Starbucks confronts a new challenge after President Trump imposed a 50% tariff on coffee imports from Brazil, the company’s primary bean supplier. Some Wall Street analysts have expressed concern about the potential impact on the coffee chain’s cost structure.
The CNBC host believes Starbucks possesses the scale and resources necessary to source coffee beans from alternative suppliers at competitive prices. He also expressed confidence in CEO Brian Niccol, who previously led a successful turnaround at Chipotle.
Fast Food Giant Under Pressure
McDonald’s stock has transformed from a consistent performer into what Cramer described as “a real dog of late.” Several money managers have questioned whether the fast food giant has lost its strategic direction in the current market environment.
Cramer suggested that McDonald’s temporary decline creates a buying opportunity for investors willing to purchase during periods of market pessimism. He cited the company’s scale and marketing capabilities as advantages that should help it navigate current economic challenges.

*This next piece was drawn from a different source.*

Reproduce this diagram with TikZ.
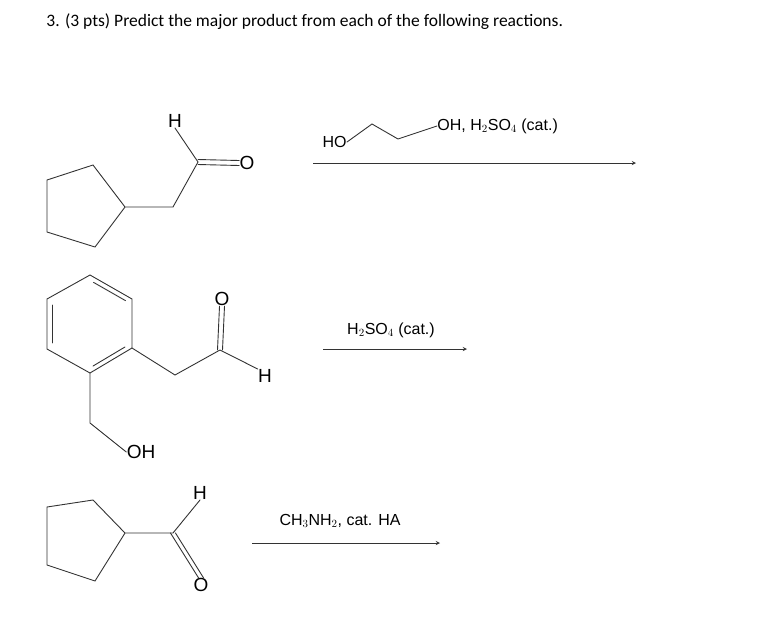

The financial commentator emphasized that purchasing these companies during temporary weakness reduces the risk of establishing a poor cost basis. He warned against chasing stocks during upward momentum, which can lead to buying at peak prices and subsequent disappointment.
Cramer acknowledged that his recommendations do not guarantee investors will capture the absolute bottom in any of these stocks. However, he stressed that buying these companies away from their peak valuations provides a better foundation for future returns.
The four companies represent different sectors but share common characteristics of market leadership and established business models. Each faces specific near-term challenges that have created the current discount opportunities Cramer identified.